Über die einstige Farbigkeit des Dominneren ist zu wenig bekannt, als dass man sich eine Vorstellung von seinem ursprünglichen Aussehen machen könnte. Der Fußboden bestand aus einem einfachen Mörtelestrich von leicht rötlicher Färbung. Später wurden Steinplatten darübergelegt. Bislang nahm man an, dass die kleinquadrigen Wandflächen verputzt und die Quader farbig getüncht waren, so dass die architektonische Gliederung betont wurde. Obwohl die Steinoberflächen über Generationen von allen Putzresten befreit wurden, konnten bei der Restaurierung 1996 an drei Stellen des erhaltenen mittelalterlichen Obergadens von Bau II kleine Flächen eines sehr stark verdichteten, nur wenige Millimeter starken, geglätteten Kalkputzes gefunden werden. Der bauleitende Architekt Johannes Cramer stellte fest: „Man wird also vermuten dürfen, dass jedenfalls der Bau von Speyer II insgesamt mit einer solchen Feinputzschicht überzogen war und damit dem Anspruch, an römische Bautradition anzuknüpfen, nicht nur mit der innovativen und damals technisch gewagten Einwölbung, sondern auch und vor allem mit der Innenraumgestaltung nachkam. Der Betrachter sollte im Kircheninneren offenbar gerade nicht den rohen Sandstein sehen, sondern den Eindruck eines aus vornehmem Marmorgestein errichteten oder jedenfalls damit ausgestatteten Bauwerks gewinnen. Leider sind die Befunde insgesamt zu gering und zu kleinteilig, als dass sich über diese generelle Einschätzung hinaus konkrete Hinweise auf die Einzelheiten einer Raumgestaltung des späten 11. Jahrhunderts ableiten ließen“. Dieser Fund gibt also im Hinblick auf die hochromanische Innenraumgestaltung weiterhin erhebliche Rätsel auf.

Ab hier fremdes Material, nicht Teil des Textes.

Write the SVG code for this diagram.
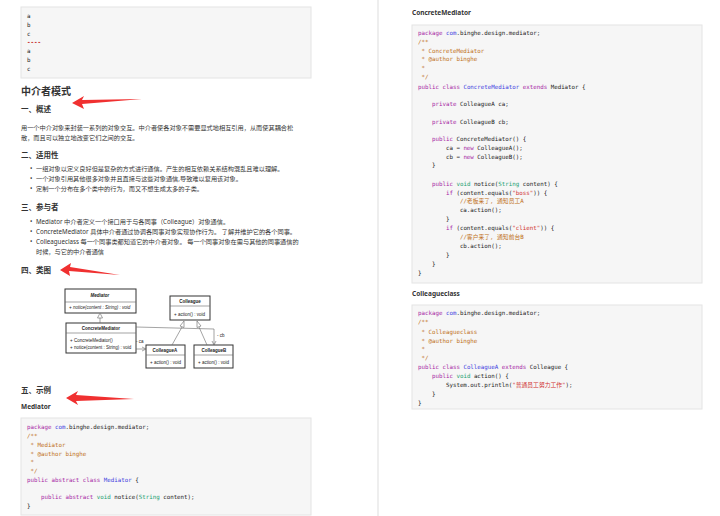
<svg xmlns="http://www.w3.org/2000/svg" width="720" height="516" viewBox="0 0 720 516">
<style>
.t{font-family:"Noto Sans","Noto Sans CJK SC",sans-serif;fill:#333}
.h{font-weight:bold}
.c{font-family:"DejaVu Sans Mono","Noto Sans CJK SC",monospace;font-size:5.8px;fill:#222;white-space:pre}
.k{fill:#a626a4}.b{fill:#3030c0}.m{fill:#c07020}.g{fill:#20a070}.s{fill:#d03030}.n{fill:#4040e0}
.box{fill:#f6f6f6;stroke:#e4e4e4;stroke-width:1}
.u{fill:#fff;stroke:#333;stroke-width:1}
.ut{font-family:"Liberation Sans",sans-serif;font-size:4.5px;fill:#222}
.ln{stroke:#666;stroke-width:0.6;fill:none}
.arr{fill:#f03030}
</style>
<rect width="720" height="516" fill="#fff"/>
<line x1="378" y1="0" x2="378" y2="516" stroke="#ddd"/>
<g id="left-top-code">
<rect class="box" x="21" y="7" width="290" height="71"/>
<text class="c" x="27" y="18">a</text><text class="c" x="27" y="27">b</text><text class="c" x="27" y="36">c</text>
<text class="c" x="27" y="44" font-weight="bold"><tspan style="fill:#c00000">----</tspan></text>
<text class="c" x="27" y="53">a</text><text class="c" x="27" y="62">b</text><text class="c" x="27" y="71">c</text>
</g>
<g id="text-left">
<text class="t h" x="21" y="95" font-size="10">中介者模式</text>
<text class="t h" x="21" y="112" font-size="7.5">一、概述</text>
<text class="t" x="21" y="130" font-size="6.2">用一个中介对象来封装一系列的对象交互。中介者使各对象不需要显式地相互引用，从而使其耦合松</text>
<text class="t" x="21" y="140" font-size="6.2">散，而且可以独立地改变它们之间的交互。</text>
<text class="t h" x="21" y="158" font-size="7.5">二、适用性</text>
<g font-size="6.2">
<text class="t" x="30" y="171">•</text><text class="t" x="36" y="171">一组对象以定义良好但是复杂的方式进行通信。产生的相互依赖关系结构混乱且难以理解。</text>
<text class="t" x="30" y="181">•</text><text class="t" x="36" y="181">一个对象引用其他很多对象并且直接与这些对象通信,导致难以复用该对象。</text>
<text class="t" x="30" y="191">•</text><text class="t" x="36" y="191">定制一个分布在多个类中的行为，而又不想生成太多的子类。</text>
</g>
<text class="t h" x="21" y="210" font-size="7.5">三、参与者</text>
<g font-size="6.2">
<text class="t" x="30" y="224">•</text><text class="t" x="36" y="224">Mediator 中介者定义一个接口用于与各同事（Colleague）对象通信。</text>
<text class="t" x="30" y="234">•</text><text class="t" x="36" y="234">ConcreteMediator 具体中介者通过协调各同事对象实现协作行为。 了解并维护它的各个同事。</text>
<text class="t" x="30" y="244">•</text><text class="t" x="36" y="244">Colleagueclass 每一个同事类都知道它的中介者对象。 每一个同事对象在需与其他的同事通信的</text>
<text class="t" x="36" y="254">时候，与它的中介者通信</text>
</g>
<text class="t h" x="21" y="273" font-size="7.5">四、类图</text>
<text class="t h" x="21" y="393" font-size="7.5">五、示例</text>
<text class="t h" x="21" y="409" font-size="6.5">Mediator</text>
</g>
<g id="uml">
<g id="n-mediator"><rect class="u" x="65" y="289" width="71" height="24"/><line class="ln" x1="65" y1="302" x2="136" y2="302" stroke="#333"/>
<text class="ut" x="100" y="297" text-anchor="middle" font-weight="bold" font-style="italic">Mediator</text>
<text class="ut" x="69" y="309" font-style="italic">+ notice(content : String) : void</text></g>
<g id="n-concrete"><rect class="u" x="66" y="323" width="70" height="30"/><line class="ln" x1="66" y1="333" x2="136" y2="333"/>
<text class="ut" x="101" y="330" text-anchor="middle" font-weight="bold">ConcreteMediator</text>
<text class="ut" x="70" y="342">+ ConcreteMediator()</text><text class="ut" x="70" y="349">+ notice(content : String) : void</text></g>
<g id="n-colleague"><rect class="u" x="170" y="296" width="40" height="24"/><line class="ln" x1="170" y1="306" x2="210" y2="306"/>
<text class="ut" x="190" y="303" text-anchor="middle" font-weight="bold">Colleague</text>
<text class="ut" x="174" y="316">+ action() : void</text></g>
<g id="n-ca"><rect class="u" x="146" y="345" width="39" height="23"/><line class="ln" x1="146" y1="355" x2="185" y2="355"/>
<text class="ut" x="165" y="352" text-anchor="middle" font-weight="bold">ColleagueA</text>
<text class="ut" x="150" y="364">+ action() : void</text></g>
<g id="n-cb"><rect class="u" x="194" y="345" width="39" height="23"/><line class="ln" x1="194" y1="355" x2="233" y2="355"/>
<text class="ut" x="214" y="352" text-anchor="middle" font-weight="bold">ColleagueB</text>
<text class="ut" x="198" y="364">+ action() : void</text></g>
<g id="uml-connectors">
<line class="ln" x1="100" y1="323" x2="100" y2="318"/><polygon points="100,313 97.5,318 102.5,318" fill="#fff" stroke="#666" stroke-width="0.6"/>
<line class="ln" x1="172" y1="345" x2="182" y2="327"/><polygon points="184,321 180,326 184,327.5" fill="#fff" stroke="#666" stroke-width="0.6"/>
<line class="ln" x1="207" y1="345" x2="199" y2="327"/><polygon points="197,321 197,327.5 201,326" fill="#fff" stroke="#666" stroke-width="0.6"/>
<polyline class="ln" points="136,327 214,329 214,345"/><polyline class="ln" points="212,341 214,345 216,341"/>
<polyline class="ln" points="136,349 146,349"/><polyline class="ln" points="142,347 146,349 142,351"/>
<text class="ut" x="136" y="343">- ca</text><text class="ut" x="217" y="337">- cb</text>
</g>
</g>
<g id="left-code">
<rect class="box" x="21" y="418" width="290" height="97"/>
<text class="c" x="27" y="429"><tspan class="k">package</tspan> <tspan class="n">com</tspan>.binghe.design.mediator;</text>
<text class="c m" x="27" y="438">/**</text>
<text class="c m" x="27" y="447"> * Mediator</text>
<text class="c m" x="27" y="456"> * @author binghe</text>
<text class="c m" x="27" y="464"> *</text>
<text class="c m" x="27" y="473"> */</text>
<text class="c" x="27" y="482"><tspan class="k">public abstract class</tspan> <tspan class="n">Mediator</tspan> {</text>
<text class="c" x="27" y="499">    <tspan class="k">public abstract</tspan> <tspan class="g">void</tspan> notice(<tspan class="g">String</tspan> content);</text>
<text class="c" x="27" y="508">}</text>
</g>
<g id="right-concrete">
<text class="t h" x="412" y="15" font-size="6.5">ConcreteMediator</text>
<rect class="box" x="412" y="25" width="290" height="258"/>
<text class="c" x="418" y="35"><tspan class="k">package</tspan> <tspan class="n">com</tspan>.binghe.design.mediator;</text>
<text class="c m" x="418" y="44">/**</text>
<text class="c m" x="418" y="53"> * ConcreteMediator</text>
<text class="c m" x="418" y="61"> * @author binghe</text>
<text class="c m" x="418" y="70"> *</text>
<text class="c m" x="418" y="79"> */</text>
<text class="c" x="418" y="89"><tspan class="k">public class</tspan> <tspan class="n">ConcreteMediator</tspan> <tspan class="k">extends</tspan> Mediator {</text>
<text class="c" x="418" y="106">    <tspan class="k">private</tspan> ColleagueA ca;</text>
<text class="c" x="418" y="124">    <tspan class="k">private</tspan> ColleagueB cb;</text>
<text class="c" x="418" y="141">    <tspan class="k">public</tspan> ConcreteMediator() {</text>
<text class="c" x="418" y="150">        ca = <tspan class="k">new</tspan> ColleagueA();</text>
<text class="c" x="418" y="159">        cb = <tspan class="k">new</tspan> ColleagueB();</text>
<text class="c" x="418" y="167">    }</text>
<text class="c" x="418" y="186">    <tspan class="k">public</tspan> <tspan class="g">void</tspan> notice(<tspan class="g">String</tspan> content) {</text>
<text class="c" x="418" y="195">        <tspan class="k">if</tspan> (content.equals(<tspan class="s">"boss"</tspan>)) {</text>
<text class="c" x="418" y="203">            <tspan class="m">//老板来了, 通知员工A</tspan></text>
<text class="c" x="418" y="212">            ca.action();</text>
<text class="c" x="418" y="221">        }</text>
<text class="c" x="418" y="230">        <tspan class="k">if</tspan> (content.equals(<tspan class="s">"client"</tspan>)) {</text>
<text class="c" x="418" y="239">            <tspan class="m">//客户来了, 通知前台B</tspan></text>
<text class="c" x="418" y="248">            cb.action();</text>
<text class="c" x="418" y="257">        }</text>
<text class="c" x="418" y="266">    }</text>
<text class="c" x="418" y="275">}</text>
</g>
<g id="right-colleague">
<text class="t h" x="412" y="296" font-size="6.5">Colleagueclass</text>
<rect class="box" x="412" y="305" width="290" height="104"/>
<text class="c" x="418" y="315"><tspan class="k">package</tspan> <tspan class="n">com</tspan>.binghe.design.mediator;</text>
<text class="c m" x="418" y="324">/**</text>
<text class="c m" x="418" y="334"> * Colleagueclass</text>
<text class="c m" x="418" y="343"> * @author binghe</text>
<text class="c m" x="418" y="351"> *</text>
<text class="c m" x="418" y="360"> */</text>
<text class="c" x="418" y="369"><tspan class="k">public class</tspan> <tspan class="n">ColleagueA</tspan> <tspan class="k">extends</tspan> Colleague {</text>
<text class="c" x="418" y="378">    <tspan class="k">public</tspan> <tspan class="g">void</tspan> action() {</text>
<text class="c" x="418" y="387">        System.out.println(<tspan class="s">"普通员工努力工作"</tspan>);</text>
<text class="c" x="418" y="396">    }</text>
<text class="c" x="418" y="405">}</text>
</g>
<g id="red-arrows">
<polygon class="arr" points="72,103 84,96 82,100 142,99 82,104 84,109"/>
<polygon class="arr" points="60,270 71,263 70,267 120,275 69,271 70,276"/>
<polygon class="arr" points="66,398 78,391 76,395 134,399 76,401 78,405"/>
</g>
</svg>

Der romanische Westbau, der als Querriegel dem Langhaus schon bei Bau I vorgelagert war und dessen Schmalseiten die Seitenschiffwände ohne Absatz verlängern, wurde ebenfalls um 1100 umgebaut. Die Fassade erhielt ein großes, gerahmtes Fenster in der Achse. Weitere Eingriffe in das Gefüge des vorhandenen Baues gab es anscheinend nicht. Auf die beiden bestehenden Geschosse setzte man, östlich an die Türme anstoßend, eine Zwerggalerie. Weil sie auf dem bestehenden Bau aufruhte, lag sie höher als die Galerie des Langhauses. Die Stützen folgten einem bestimmten Rhythmus: Zwischen Pfeilern mit Rundbogenöffnungen saßen vier Bogenstellungen, die von jeweils drei Säulen getragen wurden. Der Laufgang war von einem ornamentierten, rund um den Querbau laufenden Fuß- und Traufgesims besäumt, wobei Letzteres bereits an den Türmen endete. Den oberen Abschluss des Baukörpers bildete ein querlaufendes Satteldach mit Giebeln zu den Schmalseiten. Den Ortgang der Giebel begleitete ein zierlicher Bogenfries, in der Fläche verteilten sich drei Nischen, möglicherweise mit Säulen an den Kanten. Die östliche Traufe des Satteldaches lehnte sich an die Turmwände an. Aus dem Satteldach erhob sich ein achtseitiger Mittelturm. Aber sein tatsächliches Aussehen ist erst aus dem 15. Jahrhundert bekannt. Schallarkaden öffneten den Innenraum, an den acht Kanten befanden sich Lisenen und ein verbindender Rundbogenfries unterhalb der Dachtraufe des Zeltdaches. Vom großen Umbau stammen aber die oberen Teile der beiden westlichen Türme mit queroblongem Grundriss. Das spätere Aussehen des Westbaues um 1606 und vor 1613 ist durch die Wiener und die Kölner Zeichnungen bezeugt.

Im Jahr 1106 war der Umbau weitgehend abgeschlossen. Heinrich V. (1086 – 1125) ließ wohl nur noch einige abschließende Arbeiten ausführen, insbesondere die Vollendung der Türme (ohne ihre späteren Giebel und Helme).